Conforme citei na semana passada, o jornal «El país» da vizinha Espanha explicou claramente por que razões “a festa do dinheiro acabou”. A isso acresce que as economias periféricas da União Europeia são as pior preparadas para o fim próximo do chamado “Quantitative Easing” (QE), ou seja, a compra gigantesca de dívida soberana que prossegue ainda na UE mas já terminou há dois anos nos Estados Unidos, onde a taxa de juro subiu entretanto para 1,25% enquanto na UE se manterá por algum tempo em zero por cento.
A razão por que os países periféricos, entre os quais Portugal, estarão entre os piores preparados para a mudança da política monetária mundial é que não fizeram as reformas que o “QE” era suposto facilitar, mas que a coxa coligação que hoje nos governa não só não fez como reverteu o pouco que o anterior governo ainda teve tempo de fazer durante a intervenção financeira dos nossos credores.
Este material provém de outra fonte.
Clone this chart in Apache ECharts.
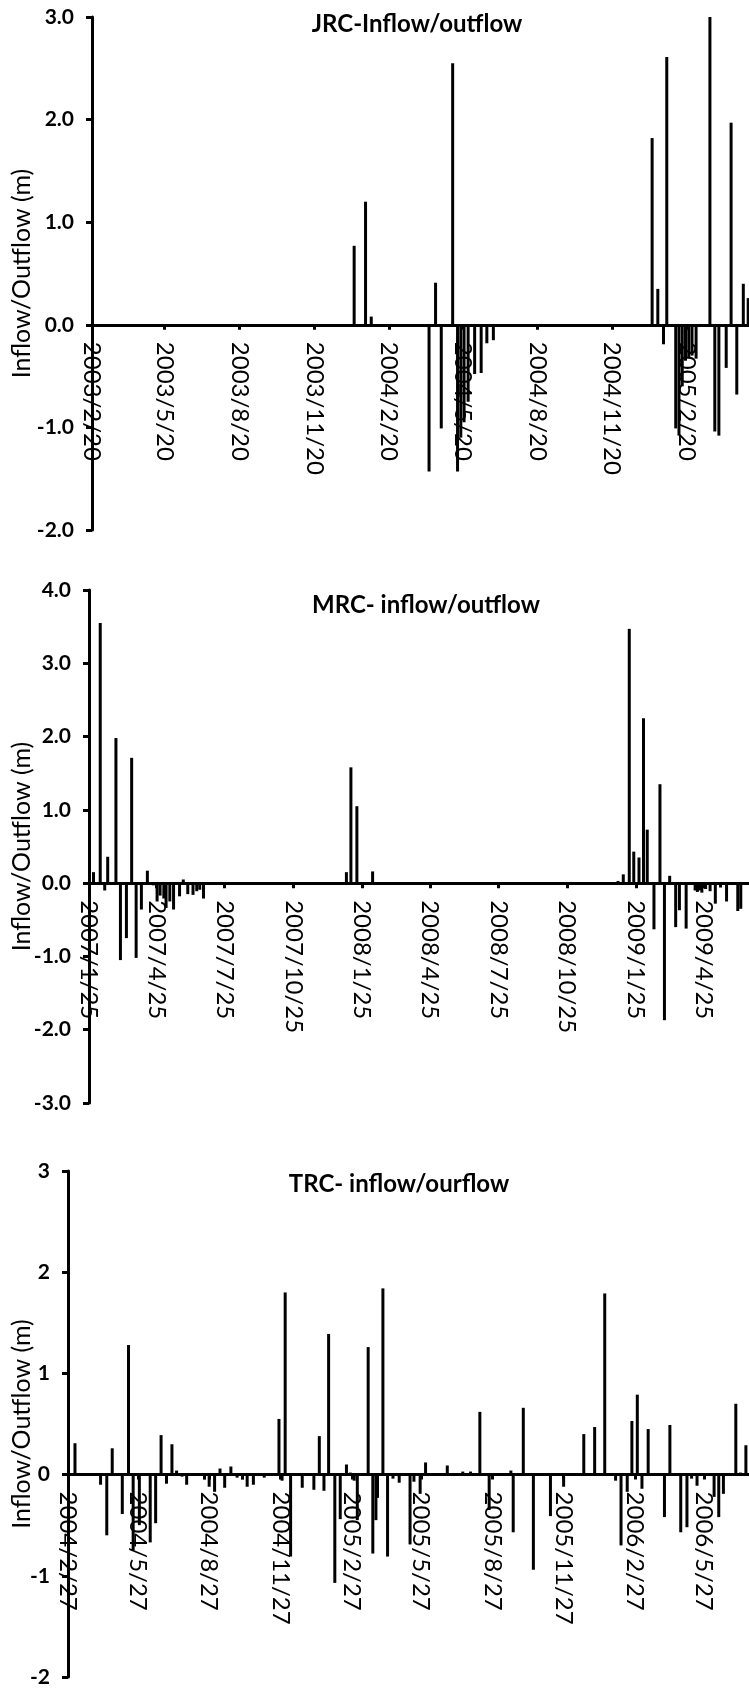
<!DOCTYPE html>
<html>
<head>
<meta charset="utf-8">
<script src="https://cdn.jsdelivr.net/npm/echarts@6.0.0/dist/echarts.min.js"></script>
<style>
    html, body { margin: 0; padding: 0; background: #fff; }
    #chart { width: 749px; height: 1689px; }
</style>
</head>
<body>
<div id="chart"></div>
<script>
var FONT = 'Lato, "Open Sans", sans-serif';

// JRC
var jrcTicks = ['2003-02-20', '2003-05-20', '2003-08-20', '2003-11-20', '2004-02-20',
    '2004-05-20', '2004-08-20', '2004-11-20', '2005-02-20'];
var jrcDates = ['2004-01-08', '2004-01-22', '2004-01-29', '2004-04-09', '2004-04-17', '2004-04-24',
    '2004-05-08', '2004-05-14', '2004-05-18', '2004-05-22', '2004-05-27',
    '2004-06-04', '2004-06-12', '2004-06-19', '2004-06-27', '2005-01-08', '2005-01-15', '2005-01-22',
    '2005-01-26', '2005-02-06', '2005-02-10', '2005-02-14', '2005-02-18', '2005-02-22', '2005-02-26',
    '2005-03-03', '2005-03-20', '2005-03-26', '2005-03-31', '2005-04-09', '2005-04-15', '2005-04-22',
    '2005-04-30', '2005-05-06'];
var jrcValues = [0.77, 1.20, 0.08, -1.43, 0.41, -1.01,
    2.55, -1.43, -1.10, -0.95, -0.75,
    -0.48, -0.47, -0.18, -0.15, 1.82, 0.35, -0.19,
    2.61, -1.01, -1.08, -0.60, -0.35, -0.32, -0.30,
    -0.33, 3.00, -1.04, -1.08, -0.42, 1.97, -0.68,
    0.40, 0.26];

// MRC
var mrcTicks = ['2007-01-25', '2007-04-25', '2007-07-25', '2007-10-25', '2008-01-25',
    '2008-04-25', '2008-07-25', '2008-10-25', '2009-01-25', '2009-04-25'];
var mrcDates = ['2007-01-31', '2007-02-09', '2007-02-15', '2007-02-19', '2007-03-02', '2007-03-08',
    '2007-03-16', '2007-03-23', '2007-03-29', '2007-04-05', '2007-04-13', '2007-04-21', '2007-04-26',
    '2007-04-30', '2007-05-05', '2007-05-08', '2007-05-13', '2007-05-18', '2007-05-26', '2007-05-31',
    '2007-06-06', '2007-06-13', '2007-06-18', '2007-06-22', '2007-06-27',
    '2008-01-04', '2008-01-10', '2008-01-18', '2008-02-08',
    '2009-01-01', '2009-01-08', '2009-01-16', '2009-01-22', '2009-01-29', '2009-02-04', '2009-02-09',
    '2009-02-18', '2009-02-26', '2009-03-04', '2009-03-11', '2009-03-19', '2009-03-24', '2009-04-02',
    '2009-04-14', '2009-04-17', '2009-04-20', '2009-04-23', '2009-04-28', '2009-05-04', '2009-05-11',
    '2009-05-18', '2009-05-26', '2009-06-10', '2009-06-14'];
var mrcValues = [0.15, 3.55, -0.10, 0.36, 1.98, -1.05,
    -0.75, 1.71, -1.02, -0.36, 0.17, -0.03, -0.25,
    -0.17, -0.21, -0.34, -0.25, -0.36, -0.18, 0.05,
    -0.15, -0.16, -0.11, -0.09, -0.21,
    0.15, 1.58, 1.05, 0.16,
    0.03, 0.12, 3.47, 0.43, 0.35, 2.25, 0.73,
    -0.63, 1.35, -1.87, 0.10, -0.60, -0.37, -0.62,
    -0.10, -0.12, -0.10, -0.13, -0.08, -0.11, -0.28,
    -0.06, -0.25, -0.38, -0.35];

// TRC
var trcTicks = ['2004-02-27', '2004-05-27', '2004-08-27', '2004-11-27', '2005-02-27',
    '2005-05-27', '2005-08-27', '2005-11-27', '2006-02-27', '2006-05-27'];
var trcDates = ['2004-03-07', '2004-04-09', '2004-04-17', '2004-04-24', '2004-05-07', '2004-05-15',
    '2004-05-21', '2004-05-29', '2004-06-12', '2004-06-19', '2004-06-26', '2004-07-03', '2004-07-10',
    '2004-07-16', '2004-07-23', '2004-07-29', '2004-08-21', '2004-08-27', '2004-09-03', '2004-09-10',
    '2004-09-16', '2004-09-24', '2004-10-02', '2004-10-09', '2004-10-15', '2004-10-23', '2004-11-06',
    '2004-11-25', '2004-11-29', '2004-12-03', '2004-12-10', '2004-12-25',
    '2005-01-09', '2005-01-16', '2005-01-22', '2005-01-28', '2005-02-05', '2005-02-12', '2005-02-20',
    '2005-02-25', '2005-03-02', '2005-03-06', '2005-03-20', '2005-03-26', '2005-03-30', '2005-04-01',
    '2005-04-08', '2005-04-14', '2005-04-21', '2005-04-29', '2005-05-13', '2005-05-18', '2005-05-26',
    '2005-06-02', '2005-06-30', '2005-07-20', '2005-07-30', '2005-08-11', '2005-08-23', '2005-09-20',
    '2005-09-23', '2005-10-06', '2005-10-19', '2005-11-10', '2005-11-27', '2005-12-23',
    '2006-01-06', '2006-01-19', '2006-02-02', '2006-02-09', '2006-02-17', '2006-02-23', '2006-03-02',
    '2006-03-08', '2006-03-16', '2006-04-06', '2006-04-13', '2006-04-27', '2006-05-05', '2006-05-11',
    '2006-05-18', '2006-06-09', '2006-06-15', '2006-06-21', '2006-07-07', '2006-07-13', '2006-07-20'];
var trcValues = [0.31, -0.10, -0.60, 0.26, -0.39, 1.28,
    -0.75, -0.50, -0.67, -0.48, 0.39, -0.09, 0.30,
    0.04, -0.02, -0.10, -0.05, -0.12, -0.17, 0.06,
    -0.13, 0.08, -0.03, -0.05, -0.12, -0.10, -0.03,
    0.55, -0.06, 1.80, -0.81, -0.13,
    -0.15, 0.38, -0.16, 1.39, -1.07, -0.44, 0.10,
    0.02, -0.06, -0.45, 1.26, -0.78, -0.45, -0.23,
    1.84, -0.81, -0.04, -0.08, -0.69, -0.07, -0.19,
    0.12, 0.09, 0.03, 0.03, 0.62, -0.35, 0.04,
    -0.57, 0.66, -0.94, -0.41, -0.12, 0.40,
    0.47, 1.79, -0.06, -0.70, -0.17, 0.53, 0.79,
    -0.14, 0.45, -0.42, 0.49, -0.57, -0.52, -0.04,
    -0.11, -0.22, -0.42, -0.19, 0.70, 0.02, 0.29];

var panels = [
    { title: 'JRC-Inflow/outflow', titleX: 412, titleY: 7, left: 92, top: 17, height: 513,
      start: '2003-02-20', end: '2005-05-07', ticks: jrcTicks, dates: jrcDates, values: jrcValues,
      yMin: -2, yMax: 3, digits: 1 },
    { title: 'MRC- inflow/outflow', titleX: 421, titleY: 588, left: 89, top: 590, height: 513,
      start: '2007-01-25', end: '2009-06-25', ticks: mrcTicks, dates: mrcDates, values: mrcValues,
      yMin: -3, yMax: 4, digits: 1 },
    { title: 'TRC- inflow/ourflow', titleX: 394, titleY: 1167, left: 68, top: 1171, height: 506,
      start: '2004-02-27', end: '2006-07-24', ticks: trcTicks, dates: trcDates, values: trcValues,
      yMin: -2, yMax: 3, digits: 0 }
];

function ts(s) {
    var p = s.split('-');
    return new Date(+p[0], p[1] - 1, +p[2]).getTime();
}

function fmtDate(v) {
    var d = new Date(v);
    return d.getFullYear() + '/' + (d.getMonth() + 1) + '/' + d.getDate();
}

var option = {
    animation: false,
    title: [],
    grid: [],
    xAxis: [],
    yAxis: [],
    series: []
};

panels.forEach(function (p, i) {
    var tickTs = p.ticks.map(ts);
    // distance of the zero line above the grid bottom; the whole x axis sits there
    var zeroUp = p.height * (0 - p.yMin) / (p.yMax - p.yMin);

    option.title.push({
        text: p.title,
        left: p.titleX,
        top: p.titleY,
        textAlign: 'center',
        textStyle: { fontFamily: FONT, fontSize: 24, fontWeight: 'bold', color: '#000' }
    });

    option.grid.push({
        left: p.left, right: 0, top: p.top, height: p.height,
        containLabel: false, outerBoundsMode: 'none'
    });

    option.xAxis.push({
        type: 'value',
        gridIndex: i,
        position: 'bottom',
        offset: -zeroUp,
        min: ts(p.start),
        max: ts(p.end),
        splitLine: { show: false },
        axisLine: { onZero: false, lineStyle: { color: '#000', width: 3 } },
        axisTick: {
            show: true, customValues: tickTs, length: 5,
            lineStyle: { color: '#000', width: 3 }
        },
        axisLabel: {
            customValues: tickTs,
            rotate: -90,
            margin: 17,
            fontFamily: FONT,
            fontSize: 24,
            color: '#000',
            hideOverlap: false,
            formatter: fmtDate
        }
    });

    option.yAxis.push({
        type: 'value',
        gridIndex: i,
        min: p.yMin,
        max: p.yMax,
        interval: 1,
        name: 'Inflow/Outflow (m)',
        nameLocation: 'middle',
        nameGap: p.left - 34,
        nameMoveOverlap: false,
        nameTextStyle: { fontFamily: FONT, fontSize: 25, color: '#000' },
        splitLine: { show: false },
        axisLine: { show: true, onZero: false, lineStyle: { color: '#000', width: 3 } },
        axisTick: { show: true, length: 6, lineStyle: { color: '#000', width: 3 } },
        axisLabel: {
            margin: 18,
            fontFamily: FONT,
            fontSize: 21,
            fontWeight: 'bold',
            color: '#000',
            formatter: function (v) { return v.toFixed(p.digits); }
        }
    });

    option.series.push({
        type: 'bar',
        xAxisIndex: i,
        yAxisIndex: i,
        barWidth: 3,
        silent: true,
        itemStyle: { color: '#000' },
        data: p.dates.map(function (d, k) { return [ts(d), p.values[k]]; })
    });
});

var myChart = echarts.init(document.getElementById('chart'));
myChart.setOption(option);
</script>
</body>
</html>
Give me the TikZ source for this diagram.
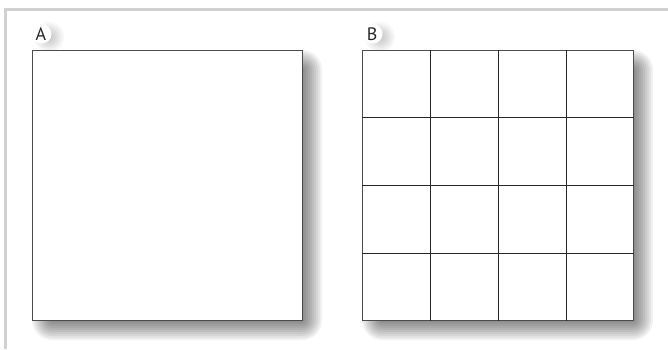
\documentclass[tikz,border=0pt]{standalone}
\usepackage{fontspec}
\setmainfont{PT Sans}
\usetikzlibrary{calc}
\begin{document}
\begin{tikzpicture}[x=1pt,y=-1pt,
  frameline/.style={draw=black!18,line width=3pt},
  sheet/.style={draw=black!70,line width=1.1pt,fill=white,inner sep=0pt,anchor=north west},
  gridline/.style={draw=black!85,line width=0.9pt},
  lab/.style={inner sep=0pt,font=\fontsize{18}{18}\selectfont,text=black!85}]
\useasboundingbox (0,0) rectangle (668,349);
\fill[white] (0,0) rectangle (668,349);
\coordinate (fl) at (5.5,349);
\coordinate (fc) at (5.5,9.5);
\coordinate (fr) at (668,9.5);
\draw[frameline] (fl) -- (fc) -- (fr);
% shadows (layered blur)
\foreach \x/\w in {42/270, 372/271}{
  \foreach \e in {-10,-8,...,10}{
    \fill[black,fill opacity=0.055,rounded corners={10+\e}]
      (\x-\e,60-\e) rectangle (\x+\w+\e,330+\e);
  }
}
\foreach \cx in {49, 380}{
  \foreach \r in {3,5,...,15}{
    \fill[black,fill opacity=0.03] (\cx,37) circle (\r);
  }
  \fill[white] (\cx-7,34) circle (9.5);
}
% A
\node[sheet,minimum width=270pt,minimum height=270pt] (A) at (32,50) {};
\node[lab] (la) at (41,34) {A};
% B
\node[sheet,minimum width=271pt,minimum height=270pt] (B) at (362,50) {};
\foreach \i in {1,2,3}{
  \draw[gridline] ($(B.north west)!\i/4!(B.north east)$) -- ($(B.south west)!\i/4!(B.south east)$);
  \draw[gridline] ($(B.north west)!\i/4!(B.south west)$) -- ($(B.north east)!\i/4!(B.south east)$);
}
\node[lab] (lb) at (372,34) {B};
\end{tikzpicture}
\end{document}
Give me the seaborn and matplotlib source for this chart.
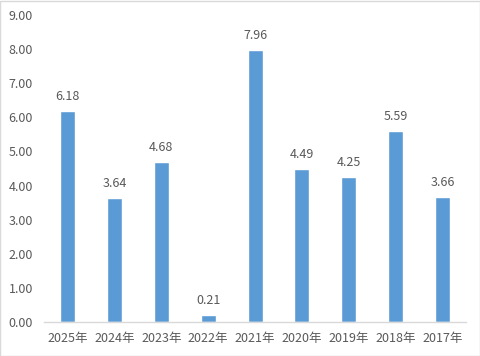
import matplotlib
matplotlib.use("Agg")
import matplotlib.pyplot as plt
import seaborn as sns
import pandas as pd

# Data
years = ["2025年", "2024年", "2023年", "2022年", "2021年",
         "2020年", "2019年", "2018年", "2017年"]
values = [6.18, 3.64, 4.68, 0.21, 7.96, 4.49, 4.25, 5.59, 3.66]

df = pd.DataFrame({"year": years, "value": values})

sns.set_style("white")
plt.rcParams["font.family"] = ["Noto Sans CJK SC", "DejaVu Sans"]

text_color = "#595959"

fig = plt.figure(figsize=(4.81, 3.56), dpi=100)
ax = fig.add_axes([0.0915, 0.0955, 0.8775, 0.8625])

sns.barplot(data=df, x="year", y="value", color="#5B9BD5",
            width=0.32, saturation=1, ax=ax)

for i, v in enumerate(values):
    ax.text(i, v + 0.24, f"{v:.2f}", ha="center", va="bottom",
            fontsize=9, color=text_color)

ax.set_ylim(0, 9)
ax.set_xlim(-0.5, len(years) - 0.5)
ax.set_yticks([i for i in range(10)])
ax.set_yticklabels([f"{i:.2f}" for i in range(10)])
ax.set_xlabel("")
ax.set_ylabel("")
ax.tick_params(axis="both", length=0, labelsize=9, labelcolor=text_color)
ax.tick_params(axis="x", pad=7)
ax.tick_params(axis="y", pad=8)

for side in ["top", "right", "left"]:
    ax.spines[side].set_visible(False)
ax.spines["bottom"].set_color("#D9D9D9")
ax.spines["bottom"].set_linewidth(1)

# light border around the whole chart
fig.patches.append(plt.Rectangle((0.001, 0.001), 0.997, 0.997,
                                 transform=fig.transFigure, fill=False,
                                 edgecolor="#D9D9D9", linewidth=1))

fig.savefig("out.png", dpi=100)
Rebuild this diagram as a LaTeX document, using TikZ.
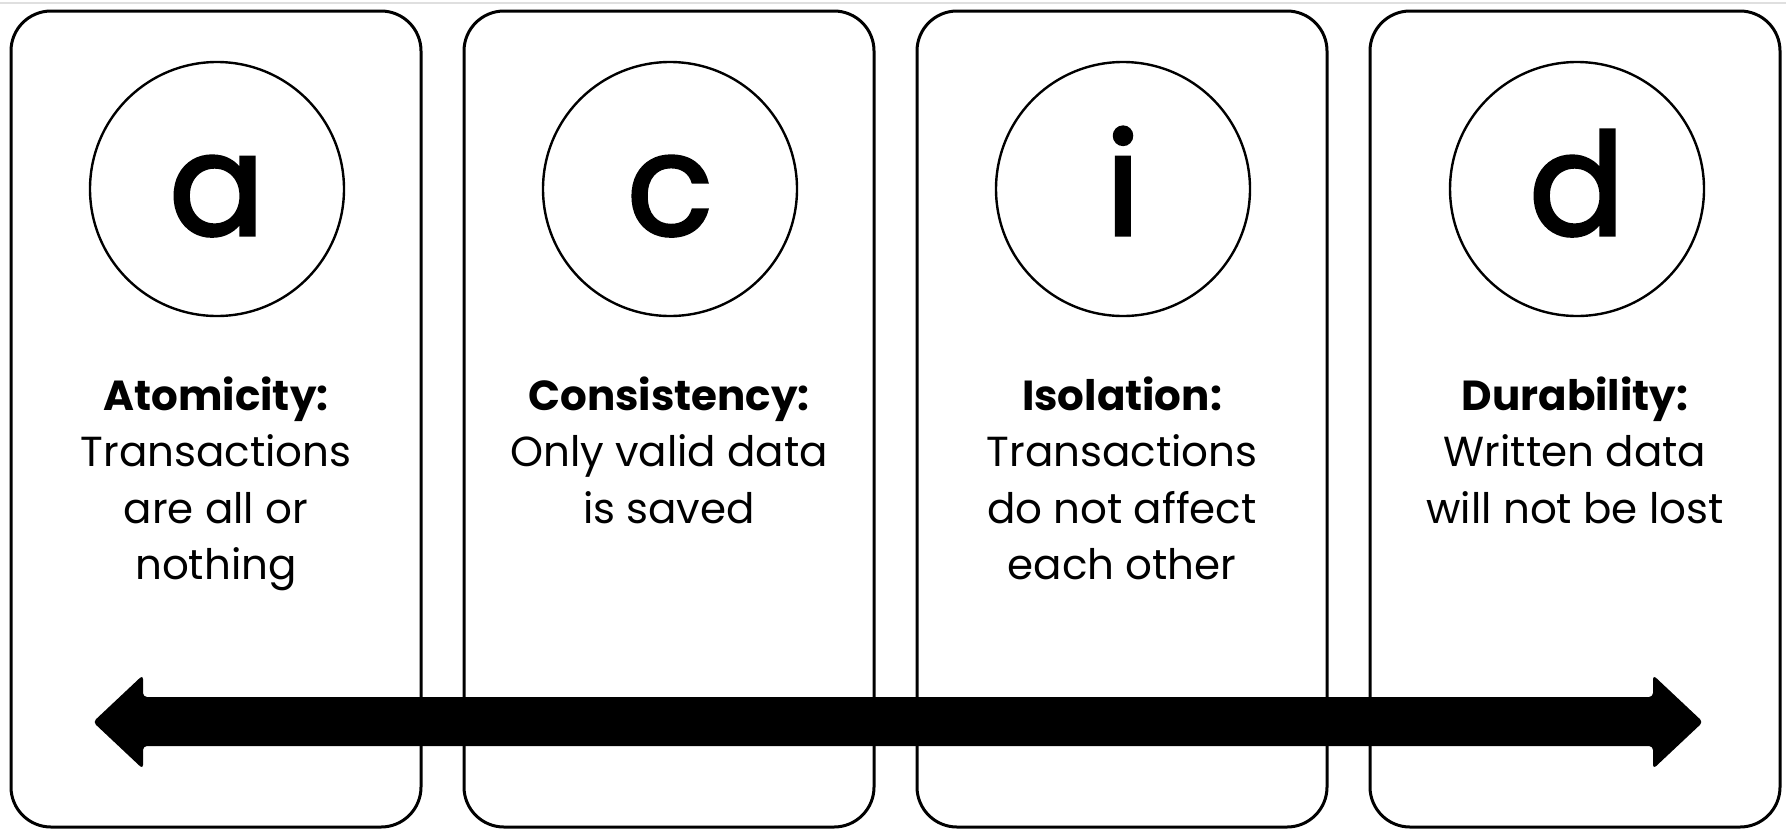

Não fez e não fará reformas urgentes, de certeza até às eleições previstas para 2019, a fim de permitir à “geringonça” manter-se no poleiro.
Com efeito, o orçamento para 2018 acabou por se transformar num regabofe demagógico de promessas impossíveis de cumprir. Embora recomende que os partidos o “viabilizem”, é a antiga ministra Ferreira Leite quem garante, ao mesmo tempo, que “o orçamento é inviável”. São contradições que mostram o estado em que está o nosso sistema partidário!
O certo é que as reformas estruturais que o país necessitava ter feito ou foram desfeitas ou ficaram pelo caminho. Voltámos pois à estaca zero, isto é, à situação estrutural que acabou por levar ao resgate financeiro de 2011.
O crescimento iniciado em 2015 ainda se devia em parte às mudanças realizadas durante a intervenção da “troika” e indicava uma perda de 5 pontos percentuais do PIB per capita em relação à média europeia, ou seja, menos do que vários outros países. Hoje, o crescimento económico não só parece estar a fraquejar, perdendo Portugal produtividade e, portanto, competitividade externa, como fica abaixo da média da UE. Manifestamente, a economia portuguesa é hoje meramente puxada pelo ciclo mundial favorável. Tudo porque Portugal voltou ao início do século XXI e à estatização da sociedade através do emprego público e não só. O turismo e a especulação imobiliária são falsas alavancas que apenas fazem cair a produtividade média.
Neste contexto, perguntavam alguns leitores do meu anterior artigo quais as reformas estruturais de que o país carecia para não andar de novo para trás e, se possível, desestatizar a sociedade e deixar a economia desenvolver-se sem a intervenção proteccionista constante do modus vivendi dominante. O leitor Pedro Simões foi o primeiro a responder a outros intervenientes no debate com o seguinte comentário: “Reformar a economia, administração pública, segurança social, mercado de trabalho, mercado da energia, educação, ensino superior, justiça, administração interna, sistema eleitoral, regionalização”.
As reformas são essas e outras, dependendo de como fossem concebidas. O problema é que não serão postas em prática enquanto o actual governo durar. “Reformar a economia” seria em princípio algo que decorreria segundo os condicionamentos positivos e negativos do mercado, a começar pelo mercado do emprego e dos capitais. Dada a dimensão e exposição da economia portuguesa, isso significa que tais mercados são internacionais, europeus para começar, mas os parceiros do PS não lhe permitem reconhecer isso.
Segundo os especialistas ouvidos pelo El País, a crise financeira levou o sector privado, sobretudo o exportador, a fazer “importantes ganhos de eficiência graças à melhoria da produtividade devida à redução do custo do trabalho”. Ora, não é disso nem do previsível aumento gradual do custo do dinheiro que se ouve o PS falar e, consequentemente, do que acontecerá ao investimento privado e estatal, mas sim de reversões atrás de reversões, até que nada fique das lições que o país tinha aprendido!
A tudo isso acresce o fenómeno de envelhecimento sócio-demográfico crescente que Portugal vem conhecendo desde os anos 80 do século passado, causado não só pela emigração e pelo aumento da longevidade, mas sobretudo pela queda cada vez mais acentuada da fertilidade, fazendo de Portugal um dos países do mundo com a taxa mais baixa (1.23 por mulher em 2015)!
Ora, um grau de envelhecimento destes obriga a reconsiderar todo o sistema de reformas e pensões, conforme vários especialistas têm vindo a defender, assim como o financiamento e o funcionamento do sistema de saúde, o qual se verá cada vez mais pressionado pelas pessoas idosas se nada for feito. Ora, estamos a falar de perto de 50% do orçamento de Estado e mais de 2 milhões de pessoas com mais de 65 anos, mas nada de novo se vê neste campo, pois os governos estão presos pelos seus mecanismos clientelares. Imaginemos o que não será se e quando o ciclo económico se inverter.